Ten minutes later, I walked out bookless. The line at the register was too long (I was on my way somewhere) as usual, and the discount wasn't that extreme (I want $3 hardcovers, see). And you know, I can just order anything from Amazon. I realized even as I formulated that thought that I, yes, I was responsible for Borders's financial problems. Yes, I, the one who used to spend pleasurable afternoons in bookstores, sampling this book and that, walking out with $100 worth of books I never meant to buy... and now, you know, go online to order books.
So blame it on me. But I was thinking of how long we've been moaning about this. I remember back in the day, when most bookstores were small and independent, and I was poor and got most of my books from the library. I remember used bookstores... I discovered Patricia Veryan's historicals at some point, and there was one 6-book series out of print, and I painstakingly assembled the series one by one by visiting used bookstores all around the state. (I had a travelling job then-- one of my weirder ones, teaching speed-reading to laid-off autoworkers in the old, cavernous, nearly derelict auto plants-- and would always stop in at the used bookstore to check their "V" section. Now I would, you know, just check eBay.) And that was the big controversy, whether used bookstores were evil because they deprived authors, publishers, and new-book bookstores of revenue. What a quaint form of evil, compared to identity theft and copy theft and all that stuff. And then came the big bookstores, the BNs and Borders, and remember how everyone thought they would destroy the independent bookstore? (Well, they did hasten its demise, certainly.)
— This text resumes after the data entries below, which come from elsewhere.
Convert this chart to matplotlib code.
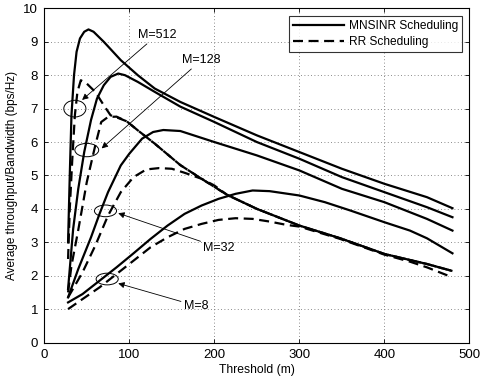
import matplotlib
matplotlib.use("Agg")
import matplotlib.pyplot as plt
from matplotlib.patches import Ellipse

plt.rcParams['font.family'] = ['Liberation Sans', 'DejaVu Sans']

# ---- data (threshold in m, throughput in bps/Hz) ----
x_m512_mn = [28, 30, 32, 35, 38, 42, 47, 52, 58, 70, 90, 110, 130, 160, 200, 250, 300, 350, 400, 450, 480]
y_m512_mn = [3.0, 5.0, 6.8, 8.0, 8.7, 9.1, 9.3, 9.37, 9.3, 9.0, 8.45, 8.0, 7.6, 7.2, 6.75, 6.2, 5.7, 5.2, 4.75, 4.35, 4.02]

x_m128_mn = [28, 30, 34, 40, 47, 55, 62, 70, 78, 87, 95, 110, 130, 160, 200, 250, 300, 350, 400, 450, 480]
y_m128_mn = [1.6, 2.2, 3.4, 4.6, 5.7, 6.66, 7.3, 7.7, 7.95, 8.05, 8.0, 7.8, 7.5, 7.06, 6.6, 6.0, 5.5, 4.95, 4.5, 4.05, 3.75]

x_m32_mn = [28, 40, 55, 65, 75, 90, 100, 115, 128, 140, 160, 200, 250, 300, 350, 400, 450, 480]
y_m32_mn = [1.35, 2.2, 3.15, 3.85, 4.5, 5.3, 5.65, 6.1, 6.3, 6.36, 6.33, 6.0, 5.6, 5.15, 4.6, 4.2, 3.7, 3.35]

x_m8_mn = [28, 45, 65, 85, 105, 125, 145, 165, 185, 205, 225, 245, 265, 300, 330, 360, 400, 430, 450, 480]
y_m8_mn = [1.2, 1.45, 1.85, 2.25, 2.67, 3.1, 3.5, 3.85, 4.1, 4.3, 4.45, 4.55, 4.53, 4.4, 4.2, 3.95, 3.6, 3.35, 3.12, 2.67]

x_m512_rr = [28, 30, 33, 36, 39, 43, 50, 60, 70, 78, 85, 97, 110, 130, 160, 185, 215, 250, 300, 348, 400, 450, 480]
y_m512_rr = [2.5, 4.0, 5.5, 6.8, 7.5, 7.85, 7.75, 7.5, 7.1, 6.8, 6.74, 6.62, 6.35, 5.95, 5.31, 4.9, 4.42, 4.0, 3.5, 3.12, 2.65, 2.35, 2.14]

x_m128_rr = [28, 32, 40, 50, 60, 67, 75, 85, 97, 110, 130, 160, 185, 215, 250, 300, 348, 400, 450, 480]
y_m128_rr = [1.5, 2.3, 3.37, 4.8, 5.9, 6.6, 6.75, 6.76, 6.62, 6.35, 5.95, 5.31, 4.9, 4.42, 4.0, 3.5, 3.12, 2.65, 2.35, 2.14]

x_m32_rr = [28, 45, 60, 75, 90, 105, 120, 135, 150, 165, 185, 200, 215, 250, 300, 348, 400, 450, 480]
y_m32_rr = [1.35, 2.1, 2.9, 3.8, 4.5, 4.95, 5.18, 5.22, 5.2, 5.08, 4.9, 4.7, 4.42, 4.0, 3.5, 3.12, 2.65, 2.35, 2.14]

x_m8_rr = [28, 45, 65, 85, 105, 125, 145, 165, 185, 205, 225, 245, 265, 285, 300, 348, 400, 430, 450, 480]
y_m8_rr = [1.0, 1.3, 1.65, 2.05, 2.45, 2.85, 3.15, 3.4, 3.55, 3.67, 3.72, 3.7, 3.62, 3.52, 3.47, 3.1, 2.63, 2.42, 2.25, 1.95]

legend_labels = ["MNSINR Scheduling", "RR Scheduling"]
x_ticks = [0, 100, 200, 300, 400, 500]
y_ticks = [0, 1, 2, 3, 4, 5, 6, 7, 8, 9, 10]

# annotations: label, ellipse center/size, arrow head, text position
ann_labels = ["M=512", "M=128", "M=32", "M=8"]
ell_centers = [(36, 7.0), (50, 5.76), (72, 3.94), (74, 1.9)]
ell_widths = [26, 28, 26, 26]
ell_heights = [0.5, 0.4, 0.35, 0.35]
arrow_heads = [(44.5, 7.26), (67.5, 5.81), (87, 3.87), (87, 1.77)]
text_pos = [(110, 9.2), (162, 8.45), (187, 2.84), (164, 1.1)]

# ---- figure ----
fig = plt.figure(figsize=(4.81, 3.81), dpi=100)
ax = fig.add_axes([0.092, 0.101, 0.884, 0.877])

lw = 1.6
dash = (4.5, 2.5)
ax.plot(x_m512_mn, y_m512_mn, color='black', lw=lw, label=legend_labels[0])
ax.plot(x_m128_mn, y_m128_mn, color='black', lw=lw)
ax.plot(x_m32_mn, y_m32_mn, color='black', lw=lw)
ax.plot(x_m8_mn, y_m8_mn, color='black', lw=lw)
ax.plot(x_m512_rr, y_m512_rr, color='black', lw=lw, ls=(0, dash), label=legend_labels[1])
ax.plot(x_m128_rr, y_m128_rr, color='black', lw=lw, ls=(0, dash))
ax.plot(x_m32_rr, y_m32_rr, color='black', lw=lw, ls=(0, dash))
ax.plot(x_m8_rr, y_m8_rr, color='black', lw=lw, ls=(0, dash))

for lab, c, w, hh, h, t in zip(ann_labels, ell_centers, ell_widths, ell_heights, arrow_heads, text_pos):
    ax.add_patch(Ellipse(c, width=w, height=hh, fill=False, lw=0.7, color='black'))
    ax.annotate(lab, xy=h, xytext=t, fontsize=9, ha='left', va='center',
                arrowprops=dict(arrowstyle='-|>', lw=0.6, color='black',
                                mutation_scale=9, shrinkA=0, shrinkB=0))

ax.set_xlim(0, 500)
ax.set_ylim(0, 10)
ax.set_xticks(x_ticks)
ax.set_yticks(y_ticks)
ax.tick_params(direction='in', top=True, right=True, labelsize=9.5, length=3, width=0.6, pad=4.5)
ax.grid(True, ls=(0, (1, 3)), color='#666666', lw=0.6)
for s in ax.spines.values():
    s.set_linewidth(0.8)
ax.set_xlabel("Threshold (m)", fontsize=8.7, labelpad=2)
ax.set_ylabel("Average throughput/Bandwidth (bps/Hz)", fontsize=8.5, labelpad=4)

leg = ax.legend(loc='upper right', fontsize=8.6, frameon=True, fancybox=False,
                edgecolor='black', handlelength=4.3, borderpad=0.35, labelspacing=0.35,
                handletextpad=0.4, borderaxespad=0.6)
leg.get_frame().set_linewidth(0.8)

fig.savefig("out.png", dpi=100)
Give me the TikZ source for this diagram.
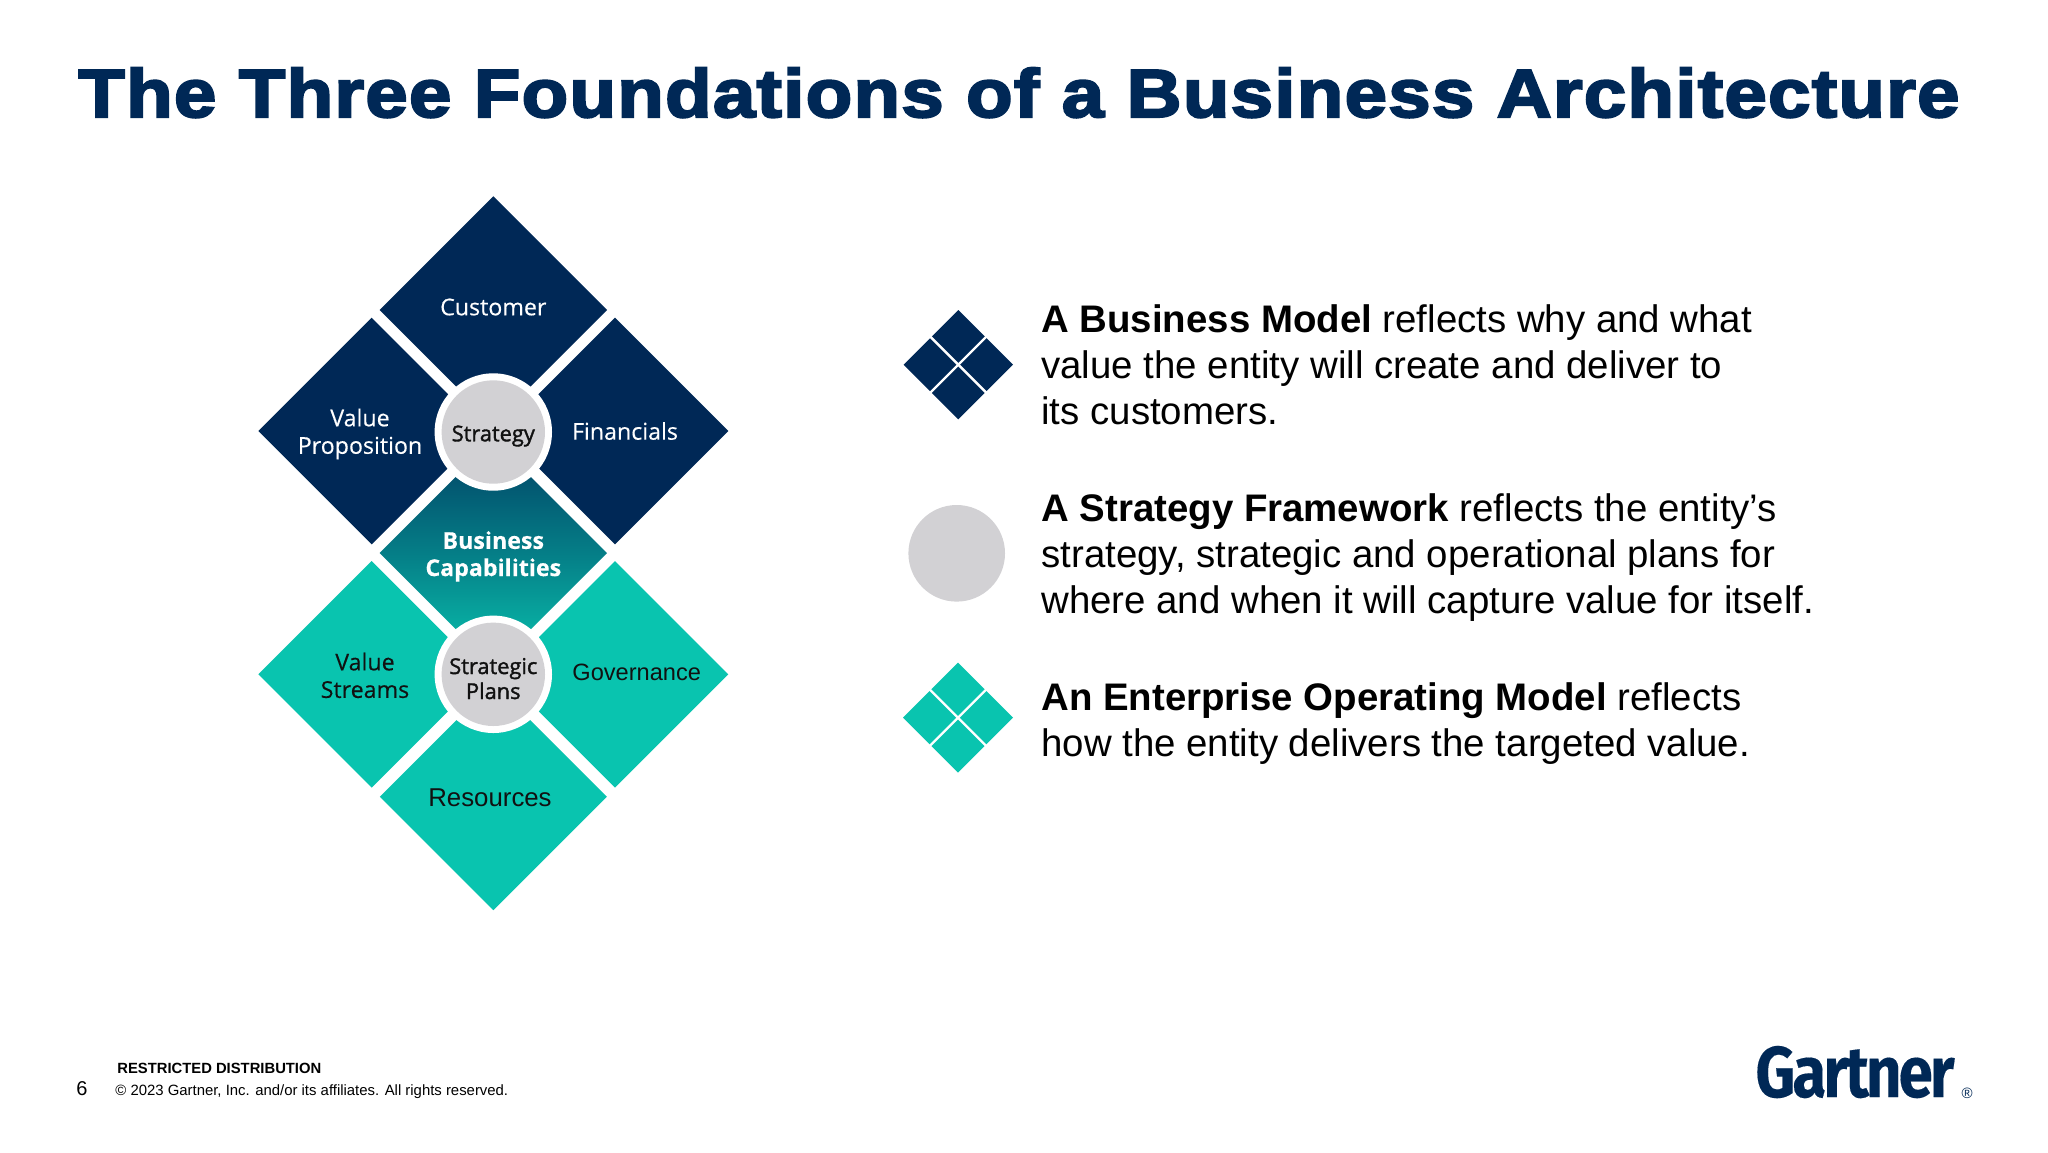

Anyway. What do you all think? What are you hearing about this bankruptcy, what do you think it means? What does it mean to the writer and reader (that is, US)? And fess up. What have you done to create this situation? (Come on. I'm willing to admit that "one-click buying" has corrupted me utterly.)
I am more and more coming to wonder if publishers and bookstores are making themselves expendable, or at least not making themselves essential.